Missionary Position(2)

By: Daisy Prescott

I smiled at my new supermodel friend. If her brother shared her genes, maybe I would look him up when I arrived. “Bye, Anita.”

“Say hi to Gerhard for me.” With a sparkling white smile and a wave, she disappeared into the crowd of travelers.

What an odd, yet friendly, woman.

I spun her card on the bar. Anita Hendriks, management consultant. She had the same last name; the brother part could be legit. Gerhard, though. Get harder. I giggled and finished the last of my saketini. Scrolling through my mental file of lovers, aka The United Nations of Peen, I realized I’d never slept with a Dutchman. Maybe Gerhard could check off an item on my fuck-it list.

BEING A PROFESSOR might sound glamorous and interesting to some, but for me it meant having to fly coach on international flights. A window seat earned me a place in a slightly higher level of hell than a middle seat or the row right next to the bathrooms where the seats didn’t recline. Still, it was hell nonetheless.

The crush of summer tourists filled the flight to capacity. College backpackers, stoners, and shifty-eyed men populated the plane. I doubted they would be seeing any Van Goghs or Rembrandts.

I wanted a cigarette. Damn quitting. Stupid aging and health. I reached into my bag for a piece of nicotine gum. Over the past three months, I’d managed to wean myself off cigarettes, deliciously comforting, soothing, invigorating, cancer-causing cigarettes. After smoking for decades, I missed the habit of it. At least flights were smoke-free these days. Otherwise, I might have been tempted to stand in the smoking section and acquire a contact nicotine hit.

Groggy after a sleep-aid induced nap, a gray sky greeted me when the plane landed at Schiphol Airport. Even in summer, Amsterdam had more rain than my beloved Portland. And cooler temperatures, I realized as I wrapped my scarf tighter around my neck. The variation in climates meant I had packed for three seasons for two countries. Ghana promised to be hot, humid, rainy, and dry, but never cool.

At immigration, Anita’s business card fell to the floor when I reached for my passport. The man who picked it up and handed it to me looked half my age, which meant he was young enough to be one of my students. This reality didn’t stop him from brushing against my side and flirting with me while we waited in line. With his guidebook opened to “cafés” I knew the type of adventure he wanted. Been there, smoked that. Before he could continue his attempt to flirt or ask to share a cab into the city, I brusquely thanked him and moved forward to the immigration agent.

Sitting in the back of a cab slowly making its way through morning rush hour into the heart of Amsterdam, I pulled out Anita’s card with Gerhard’s name on it. I admitted I was more than curious. After the attentions of the much younger man in line, I wondered how old Anita’s brother was. It would be crazy to call him. Anita was gorgeous, and if her brother swam in the same gene pool, chances were he was just as tall, blond, and athletic. Everything I didn’t typically find attractive. Although I shut down Backpack Romeo in the airport, these days my type meant anyone with a pulse, single, and not looking for a housekeeper. Viagra optional. I took pills to sleep and had a wee nicotine addiction. Who was I to judge the need for a little blue pill?
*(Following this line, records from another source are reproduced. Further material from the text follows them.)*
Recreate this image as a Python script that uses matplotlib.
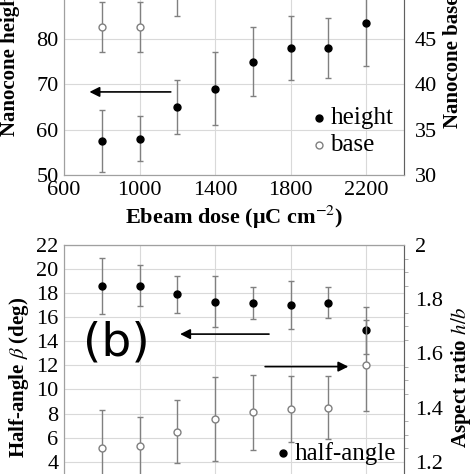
import matplotlib
matplotlib.use("Agg")
import matplotlib.pyplot as plt
import numpy as np

plt.rcParams['font.family'] = ['Liberation Serif', 'DejaVu Serif']
plt.rcParams['mathtext.fontset'] = 'stix'

dose = [800, 1000, 1200, 1400, 1600, 1800, 2000, 2200]
height = [57.5, 58.0, 65.0, 69.0, 75.0, 78.0, 78.0, 83.5]
height_err = [6.9, 5.0, 6.0, 8.0, 7.5, 7.0, 6.6, 9.4]
base = [46.25, 46.25, 50.0, 51.5, 56.5, 57.5, 58.0, 58.5]
base_err = [2.75, 2.75, 2.5, 1.5, 2.0, 2.0, 2.0, 2.0]
half_angle = [18.6, 18.6, 17.9, 17.3, 17.2, 17.0, 17.2, 14.9]
half_err = [2.3, 1.7, 1.55, 2.15, 1.35, 2.0, 1.3, 1.95]
aspect = [1.249, 1.258, 1.311, 1.356, 1.382, 1.396, 1.400, 1.556]
aspect_err = [0.142, 0.107, 0.116, 0.155, 0.138, 0.122, 0.116, 0.169]

fig = plt.figure(figsize=(4.74, 4.74), dpi=100)
W = H = 474.0
def rect(l, r, t, b):
    return [l / W, 1 - b / H, (r - l) / W, (b - t) / H]

grid_c = '#d9d9d9'
ecol = '#808080'
fs = 16
lfs = 15

def style(ax):
    ax.grid(True, color=grid_c, lw=0.8)
    ax.set_axisbelow(True)
    for s in ax.spines.values():
        s.set_color('#a0a0a0')
    ax.tick_params(labelsize=fs, length=0, pad=4)

# top panel
ax1 = fig.add_axes(rect(64, 404, -52, 175))
ax1.errorbar(dose, height, yerr=height_err, fmt='o', color='black', ms=5,
             ecolor=ecol, elinewidth=1, capsize=2, zorder=3)
ax1.set_xlim(600, 2400)
ax1.set_ylim(50, 100)
ax1.set_xticks([600, 1000, 1400, 1800, 2200])
ax1.set_yticks(np.arange(50, 101, 10))
style(ax1)
ax1.set_xlabel('Ebeam dose (μC cm$^{-2}$)', fontsize=lfs + 1, fontweight='bold', labelpad=3)
ax1.set_ylabel('Nanocone height', fontsize=lfs, fontweight='bold', labelpad=4)
ax1r = ax1.twinx()
ax1r.errorbar(dose, base, yerr=base_err, fmt='o', mfc='white', mec=ecol, ms=5,
              ecolor=ecol, elinewidth=1, capsize=2, zorder=3)
ax1r.set_ylim(30, 55)
ax1r.set_yticks(np.arange(30, 56, 5))
ax1r.tick_params(labelsize=fs, length=0, pad=8)
ax1r.set_ylabel('Nanocone base', fontsize=lfs, fontweight='bold', labelpad=4)
for s in ax1r.spines.values():
    s.set_color('#a0a0a0')
ax1r.spines['right'].set_color('#606060')
ax1.annotate('', xy=(720, 68.3), xytext=(1180, 68.3),
             arrowprops=dict(arrowstyle='-|>', color='black', lw=1.2, mutation_scale=15))
ax1.plot([1950], [62.5], 'o', color='black', ms=5)
ax1.text(2010, 62.5, 'height', fontsize=fs + 2, va='center')
ax1.plot([1950], [56.6], 'o', mfc='white', mec=ecol, ms=5)
ax1.text(2010, 56.6, 'base', fontsize=fs + 2, va='center')

# bottom panel
ax2 = fig.add_axes(rect(64, 404, 245, 509.9))
ax2.errorbar(dose, half_angle, yerr=half_err, fmt='o', color='black', ms=5,
             ecolor=ecol, elinewidth=1, capsize=2, zorder=3)
ax2.set_xlim(600, 2400)
ax2.set_ylim(0, 22)
ax2.set_xticks([600, 1000, 1400, 1800, 2200])
ax2.set_yticks(np.arange(0, 23, 2))
style(ax2)
ax2.spines['top'].set_color('#606060')
ax2.set_ylabel(r'Half-angle $\beta$ (deg)', fontsize=lfs, fontweight='bold', labelpad=4)
ax2r = ax2.twinx()
ax2r.errorbar(dose, aspect, yerr=aspect_err, fmt='o', mfc='white', mec=ecol, ms=5,
              ecolor=ecol, elinewidth=1, capsize=2, zorder=3)
ax2r.set_ylim(1.2 - 4 * 0.8 / 18, 2.0)
ax2r.set_yticks([1.2, 1.4, 1.6, 1.8, 2.0])
ax2r.set_yticklabels(['1.2', '1.4', '1.6', '1.8', '2'])
ax2r.set_yticks(np.arange(1.1, 2.0, 0.05), minor=True)
ax2r.tick_params(labelsize=fs, length=0, pad=8)
ax2r.tick_params(which='minor', length=3, color='#a0a0a0')
for s in ax2r.spines.values():
    s.set_color('#a0a0a0')
ax2r.spines['right'].set_color('#606060')
ax2r.set_ylabel('Aspect ratio $\\mathbf{\\it{h/b}}$', fontsize=lfs, fontweight='bold', labelpad=4)
ax2.annotate('', xy=(1200, 14.6), xytext=(1700, 14.6),
             arrowprops=dict(arrowstyle='-|>', color='black', lw=1.2, mutation_scale=15))
ax2.annotate('', xy=(2120, 11.9), xytext=(1650, 11.9),
             arrowprops=dict(arrowstyle='-|>', color='black', lw=1.2, mutation_scale=15))
ax2.text(700, 13.9, '(b)', fontsize=34, family='DejaVu Sans', va='center')
ax2.plot([1760], [4.7], 'o', color='black', ms=5)
ax2.text(1820, 4.7, 'half-angle', fontsize=fs + 2, va='center')

fig.savefig('out.png', dpi=100)
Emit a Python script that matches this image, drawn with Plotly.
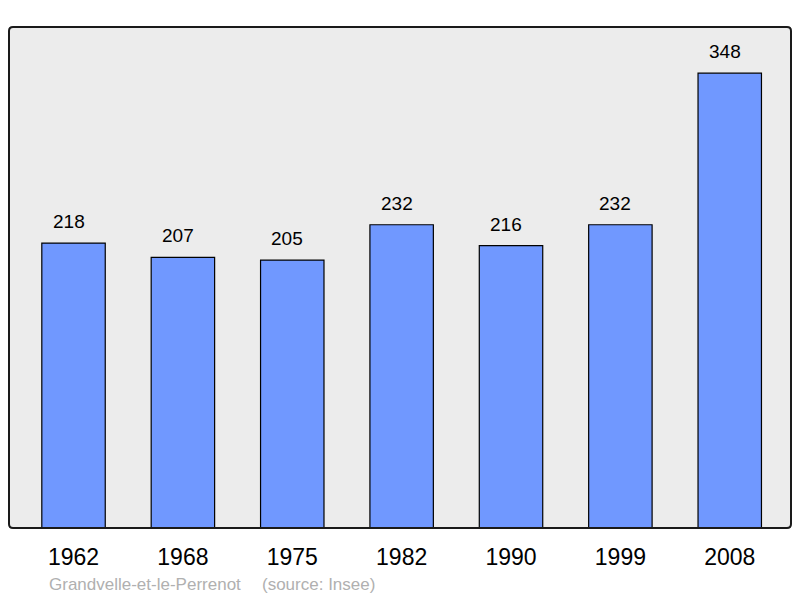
import plotly.graph_objects as go

years = ["1962", "1968", "1975", "1982", "1990", "1999", "2008"]
population = [218, 207, 205, 232, 216, 232, 348]
commune = "Grandvelle-et-le-Perrenot"
source = "(source: Insee)"

FONT = "Liberation Sans, Arial, sans-serif"
PW, PH = 782, 501

fig = go.Figure()
fig.add_trace(go.Bar(
    x=years, y=population,
    marker=dict(color="#7098ff", line=dict(color="#000000", width=1.2)),
    width=0.58,
    hoverinfo="x+y",
))

for i, v in enumerate(population):
    fig.add_annotation(x=i, y=v, text=str(v), showarrow=False,
                       yanchor="bottom", yshift=9, xshift=-5,
                       font=dict(family=FONT, size=19, color="#000"))

fig.add_annotation(xref="paper", yref="paper", x=(47 - 9) / PW, y=-(584 - 528) / PH,
                   xanchor="left", yanchor="middle", showarrow=False, text=commune,
                   font=dict(family=FONT, size=17, color="#b0b0b0"))
fig.add_annotation(xref="paper", yref="paper", x=(260 - 9) / PW, y=-(584 - 528) / PH,
                   xanchor="left", yanchor="middle", showarrow=False, text=source,
                   font=dict(family=FONT, size=17, color="#b0b0b0"))

# frame with slightly rounded corners
rx, ry = 4 / PW, 4 / PH
path = (f"M {rx},0 L {1-rx},0 Q 1,0 1,{ry} L 1,{1-ry} Q 1,1 {1-rx},1 "
        f"L {rx},1 Q 0,1 0,{1-ry} L 0,{ry} Q 0,0 {rx},0 Z")
fig.add_shape(type="path", xref="paper", yref="paper", path=path,
              line=dict(color="#1a1a1a", width=2), layer="above")

fig.update_layout(
    width=800, height=598,
    margin=dict(l=9, r=9, t=27, b=70),
    paper_bgcolor="#ffffff",
    plot_bgcolor="#ececec",
    showlegend=False,
    xaxis=dict(type="category", range=[-0.59, 6.56], showgrid=False, zeroline=False,
               ticks="outside", ticklen=8, tickcolor="rgba(0,0,0,0)",
               tickfont=dict(family=FONT, size=23, color="#000")),
    yaxis=dict(range=[0, 383.3], showgrid=False, zeroline=False, showticklabels=False),
)

fig.write_html("out.html", config={"displayModeBar": False},
               post_script="document.body.style.margin='0';document.body.style.overflow='hidden';")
My fingers flicked the card to the beat of a techno song on the radio.

Anita wasn’t a friend or even a friend of a friend. What would I say? Hi, I thought your sister tried to pick me up at a sushi bar at JFK, but turns out she wanted to set me up with you.

No, that wouldn’t work.

Hi, your sister gave me your number. I’ve never had sex with a Dutchman, so I’m calling you. Are you up for some Flying Dutchman action?

No. Wasn’t the Flying Dutchman some haunted ship doomed to roam the oceans forever? Maybe I could ask Gerhard.

Jet lag forced a yawn from me. After stretching my arms and rolling my neck, I tucked the card back into my purse. No need to rush things.

First things first. Coffee and something made of ninety-percent butter. Maybe some cheese. Followed by chocolate.

Maybe some bitterballen.

I snorted. I might have been too old for college backpackers, but my sense of humor still lingered around that of a fourteen-year-old boy.

Amsterdam, I’m coming for you.

You too, Gerhard.

JET LAG SUCKED. I left home yesterday at five-thirty in the morning and landed at about the same local time. My brain was too tired to calculate actual travel hours, and my eyes burned like I’d pulled an all-nighter. My little hotel sat on a narrow street along a canal. Each room had been designed as a mini studio-apartment and the manager left me petite, freshly baked apple pies for breakfast. It was a nap trap. Coffee and breakfast only made me sleepier. I broke the rule about no naps on the first day of jet lag and took an epic nap—I fell asleep after breakfast and woke at dinner. First day in Amsterdam blown. Art and culture would have to wait until tomorrow.